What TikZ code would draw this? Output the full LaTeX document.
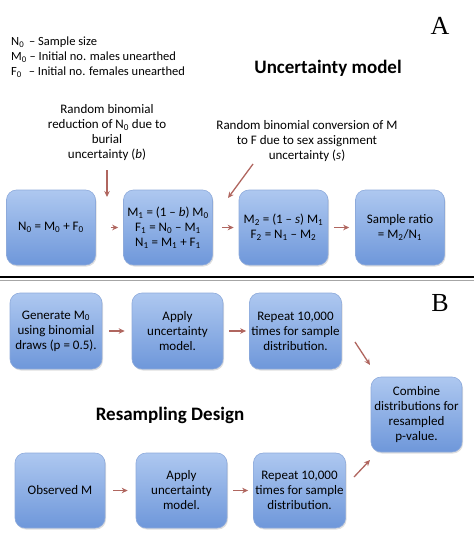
\documentclass[tikz,border=0pt]{standalone}
\usepackage{fontspec}
\setmainfont{Carlito}
\newfontfamily\panelfont{Liberation Serif}
\usetikzlibrary{arrows.meta,shadows}
\definecolor{boxTop}{HTML}{AEC8F0}
\definecolor{boxBot}{HTML}{6E97DA}
\definecolor{boxEdge}{HTML}{8DAADB}
\definecolor{arrowRed}{HTML}{B0665F}
\newcommand{\sub}[1]{\textsubscript{#1}}
\begin{document}
\begin{tikzpicture}[
    x=1pt,
    y=-1pt,
    font=\fontsize{13}{15}\selectfont,
    stepbox/.style={draw=boxEdge, line width=0.6pt, rounded corners=10pt,
        top color=boxTop, bottom color=boxBot, minimum width=89pt,
        minimum height=75pt, align=center, inner sep=2pt,
        drop shadow={opacity=0.25, shadow xshift=1pt, shadow yshift=-1.5pt}},
    flow/.style={draw=arrowRed, line width=1.3pt,
        -{Stealth[length=6pt,width=5.5pt]}, shorten <=7pt, shorten >=7pt},
    note/.style={align=center, inner sep=0pt},
    title/.style={font=\fontsize{19}{21}\selectfont\bfseries},
    panel/.style={font=\panelfont\fontsize{26}{28}\selectfont}
]
\path[use as bounding box] (0,0) rectangle (474,538);

% Panel A: uncertainty model
\node[panel] (labelA) at (440,26) {A};
\node[anchor=north west, align=left, inner sep=0pt,
    font=\fontsize{12.5}{15}\selectfont] (legend) at (11,37)
    {N\sub{0}\, – Sample size\\M\sub{0} – Initial no. males unearthed\\
     F\sub{0}\,\, – Initial no. females unearthed};
\node[title] (titleA) at (328,68) {Uncertainty model};
\node[note] (noteB) at (107,133)
    {Random binomial\\reduction of N\sub{0} due to\\burial\\uncertainty (\emph{b})};
\node[note] (noteS) at (307,141)
    {Random binomial conversion of M\\to F due to sex assignment\\uncertainty (\emph{s})};

\node[stepbox] (n0) at (51,227.5) {N\sub{0} = M\sub{0} + F\sub{0}};
\node[stepbox] (n1) at (168,227.5)
    {M\sub{1} = (1 – \emph{b}) M\sub{0}\\F\sub{1} = N\sub{0} – M\sub{1}\\N\sub{1} = M\sub{1} + F\sub{1}};
\node[stepbox] (n2) at (283.5,227.5) {M\sub{2} = (1 – \emph{s}) M\sub{1}\\F\sub{2} = N\sub{1} – M\sub{2}};
\node[stepbox] (ratio) at (400,227.5) {Sample ratio\\= M\sub{2}/N\sub{1}};

\draw[flow, shorten <=15pt, shorten >=5pt] (n0) -- (n1);
\draw[flow, shorten <=9pt, shorten >=5pt] (n1) -- (n2);
\draw[flow, shorten <=6pt, shorten >=6pt] (n2) -- (ratio);

\coordinate (tipB) at (107,197);
\coordinate (tailS) at (253,164);
\coordinate (tipS) at (228,198);
\draw[flow, shorten <=9pt, shorten >=0pt] (noteB.south) -- (tipB);
\draw[flow, shorten <=0pt, shorten >=0pt] (tailS) -- (tipS);

% Separator between the panels
\draw[black, line width=2.6pt] (0,277) -- (474,277);
\draw[black!35, line width=0.8pt] (0,280.5) -- (474,280.5);

% Panel B: resampling design
\node[panel] (labelB) at (440,303) {B};
\node[stepbox, minimum width=92pt, minimum height=76pt] (gen) at (56,331)
    {Generate M\sub{0}\\using binomial\\draws (p = 0.5).};
\node[stepbox, minimum width=91pt, minimum height=76pt] (applyA) at (177.5,331)
    {Apply\\uncertainty\\model.};
\node[stepbox, minimum width=91pt, minimum height=76pt] (repA) at (295.5,331)
    {Repeat 10,000\\times for sample\\distribution.};
\node[stepbox, minimum width=91pt] (comb) at (416.5,414.5)
    {Combine\\distributions for\\resampled\\p-value.};
\node[title] (titleB) at (170,415) {Resampling Design};
\node[stepbox, minimum width=90pt] (obs) at (60,490.5) {Observed M};
\node[stepbox, minimum width=91pt] (applyB) at (181.5,490.5)
    {Apply\\uncertainty\\model.};
\node[stepbox, minimum width=91pt] (repB) at (299.5,490.5)
    {Repeat 10,000\\times for sample\\distribution.};

\draw[flow] (gen) -- (applyA);
\draw[flow, shorten <=6pt, shorten >=3pt] (applyA) -- (repA);
\draw[flow, shorten <=8pt, shorten >=8pt] (obs) -- (applyB);
\draw[flow, shorten <=6pt, shorten >=5pt] (applyB) -- (repB);

\coordinate (tailUp) at (355,342);
\coordinate (tipUp) at (370,365);
\coordinate (tailDown) at (354,477);
\coordinate (tipDown) at (370,460);
\draw[flow, shorten <=0pt, shorten >=0pt] (tailUp) -- (tipUp);
\draw[flow, shorten <=0pt, shorten >=0pt] (tailDown) -- (tipDown);
\end{tikzpicture}
\end{document}
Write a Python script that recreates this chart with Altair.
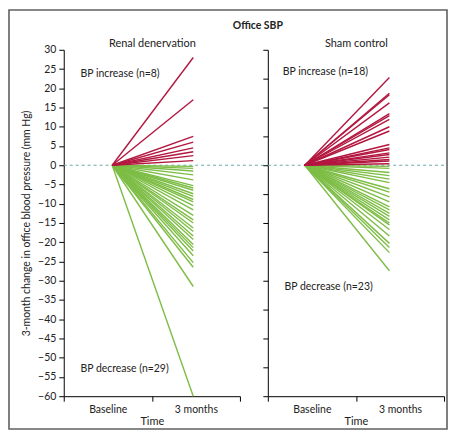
import altair as alt
import pandas as pd

# ---- data (3-month change in office SBP, mm Hg) ----
time_points = ["Baseline", "3 months"]
rdn_increase = [28, 17, 7.5, 6, 4.5, 3.5, 2.5, 1.2]
rdn_decrease = [-0.3, -0.8, -1.5, -2.5, -3.8, -5.3, -5.9, -6.5, -7.4, -8.1,
                -8.9, -9.5, -10.5, -11.6, -13, -14.2, -15, -16.3, -17.2, -18.4,
                -19.3, -20.6, -21.4, -22.3, -23.5, -25.3, -26.5, -31.5, -60]
sham_increase = [22.8, 18.7, 18.3, 16.2, 13.4, 12.9, 11.9, 10, 8.9, 5.4,
                 4.5, 4.1, 3.2, 2.8, 2.1, 1.5, 1.1, 0.4]
sham_decrease = [-0.3, -0.8, -1.9, -2.7, -3.6, -4.5, -6.1, -7, -8.2, -9.5,
                 -10.8, -11.6, -12.5, -13.3, -14.2, -15, -15.5, -16.7, -18.4, -20.3,
                 -21.4, -22.7, -27.4]
y_ticks_left = list(range(-60, 31, 5))
y_ticks_right = [30 - 7.5 * k for k in range(13)]

RED = "#b3173f"
GREEN = "#7dbd45"
TEAL = "#6aa8a8"
TXT = "#222222"
FONT = "Lato"
W, H = 177, 348


def long_df(inc, dec, x0, x1):
    rows = []
    sid = 0
    for direction, vals in (("decrease", dec), ("increase", inc)):
        for v in vals:
            sid += 1
            rows.append({"id": sid, "pos": x0, "change": 0.0, "dir": direction})
            rows.append({"id": sid, "pos": x1, "change": v, "dir": direction})
    return pd.DataFrame(rows)


label_expr = ("datum.value == 0.5 ? '%s' : (datum.value == 1.5 ? '%s' : '')"
              % (time_points[0], time_points[1]))

x_scale = alt.Scale(domain=[0, 2], nice=False, zero=False)
y_scale = alt.Scale(domain=[-60, 30], nice=False, zero=False)


def panel(df, title, left, notes):
    x_axis = alt.Axis(values=[0, 0.5, 1, 1.5, 2], labelExpr=label_expr, title="Time",
                      tickSize=5, labelPadding=3, titlePadding=1, labelFlush=False,
                      labelOverlap=False, grid=False, domainColor="black",
                      tickColor="black", labelFont=FONT, titleFont=FONT,
                      labelFontSize=10.5, titleFontSize=11, titleFontWeight="normal",
                      labelColor=TXT, titleColor=TXT,
                      tickOpacity={"condition": {"test": "datum.value % 1 != 0", "value": 0}, "value": 1})
    if left:
        y_axis = alt.Axis(values=y_ticks_left, title="3-month change in office blood pressure (mm Hg)",
                          tickSize=5, labelPadding=3, titlePadding=6, grid=False,
                          domainColor="black", tickColor="black", labelFont=FONT,
                          titleFont=FONT, labelFontSize=10.5, titleFontSize=10.5,
                          titleFontWeight="normal", labelColor=TXT, titleColor=TXT)
    else:
        y_axis = alt.Axis(values=y_ticks_right, title=None, labels=False, tickSize=5,
                          grid=False, domainColor="black", tickColor="black")

    X = alt.X("pos:Q", scale=x_scale, axis=x_axis)
    Y = alt.Y("change:Q", scale=y_scale, axis=y_axis)

    lines = alt.Chart(df).mark_line(strokeWidth=1.4).encode(
        x=X, y=Y,
        detail="id:N",
        order="pos:Q",
        color=alt.Color("dir:N", scale=alt.Scale(domain=["increase", "decrease"], range=[RED, GREEN]),
                        legend=None),
    )
    zero = alt.Chart(pd.DataFrame({"change": [0]})).mark_rule(
        color=TEAL, strokeDash=[3, 3], strokeWidth=1
    ).encode(y=Y, x=alt.value(0), x2=alt.value(W + 28 if left else W))

    note_df = pd.DataFrame(notes)
    text = alt.Chart(note_df).mark_text(align="left", baseline="middle", font=FONT,
                                        fontSize=10.5, color=TXT).encode(
        x=X, y=Y, text="label:N")

    head = alt.Chart(pd.DataFrame({"t": [title]})).mark_text(
        align="center", baseline="middle", font=FONT, fontSize=11, color=TXT
    ).encode(x=alt.value(W / 2 + 0.5), y=alt.value(-6), text="t:N")

    layers = []
    if left:
        frame = alt.Chart(pd.DataFrame({"f": [0]})).mark_rect(
            fill="#ffffff", fillOpacity=0, stroke="#606060", strokeWidth=1.6
        ).encode(x=alt.value(-55), x2=alt.value(385), y=alt.value(-40), y2=alt.value(381))
        main_title = alt.Chart(pd.DataFrame({"t": ["Office SBP"]})).mark_text(
            align="center", baseline="middle", font=FONT, fontSize=10.5,
            fontWeight="bold", color=TXT
        ).encode(x=alt.value(195), y=alt.value(-24), text="t:N")
        layers += [frame, main_title]
    layers += [zero, lines, text, head]
    return alt.layer(*layers).properties(width=W, height=H)


left_chart = panel(long_df(rdn_increase, rdn_decrease, 0.55, 1.47), "Renal denervation", True,
                   {"pos": [0.19, 0.19], "change": [23.6, -53.0],
                    "label": ["BP increase (n=%d)" % len(rdn_increase),
                              "BP decrease (n=%d)" % len(rdn_decrease)]})
right_chart = panel(long_df(sham_increase, sham_decrease, 0.42, 1.38), "Sham control", False,
                    {"pos": [0.17, 0.19], "change": [24.2, -31.7],
                     "label": ["BP increase (n=%d)" % len(sham_increase),
                               "BP decrease (n=%d)" % len(sham_decrease)]})

chart = alt.hconcat(left_chart, right_chart, spacing=28, bounds="flush").properties(
    padding=0,
).configure_view(stroke=None)

chart.save("out.html", embed_options={"renderer": "svg", "actions": False})
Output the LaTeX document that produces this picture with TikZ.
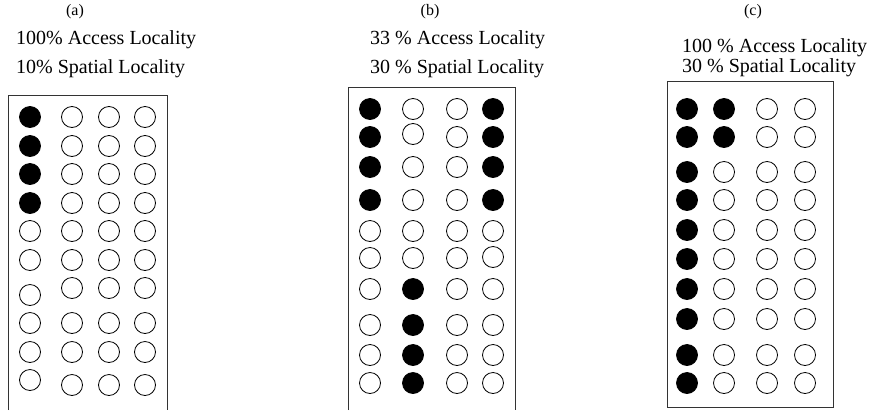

-*-*-

Only the lines from the one with "Write a Python" through the one with "y_ticks_right = [30", both included, go in the copy, exactly as written. Leave the pictures behind.

Write a Python script that recreates this chart with Altair.
import altair as alt
import pandas as pd

# ---- data (3-month change in office SBP, mm Hg) ----
time_points = ["Baseline", "3 months"]
rdn_increase = [28, 17, 7.5, 6, 4.5, 3.5, 2.5, 1.2]
rdn_decrease = [-0.3, -0.8, -1.5, -2.5, -3.8, -5.3, -5.9, -6.5, -7.4, -8.1,
                -8.9, -9.5, -10.5, -11.6, -13, -14.2, -15, -16.3, -17.2, -18.4,
                -19.3, -20.6, -21.4, -22.3, -23.5, -25.3, -26.5, -31.5, -60]
sham_increase = [22.8, 18.7, 18.3, 16.2, 13.4, 12.9, 11.9, 10, 8.9, 5.4,
                 4.5, 4.1, 3.2, 2.8, 2.1, 1.5, 1.1, 0.4]
sham_decrease = [-0.3, -0.8, -1.9, -2.7, -3.6, -4.5, -6.1, -7, -8.2, -9.5,
                 -10.8, -11.6, -12.5, -13.3, -14.2, -15, -15.5, -16.7, -18.4, -20.3,
                 -21.4, -22.7, -27.4]
y_ticks_left = list(range(-60, 31, 5))
y_ticks_right = [30 - 7.5 * k for k in range(13)]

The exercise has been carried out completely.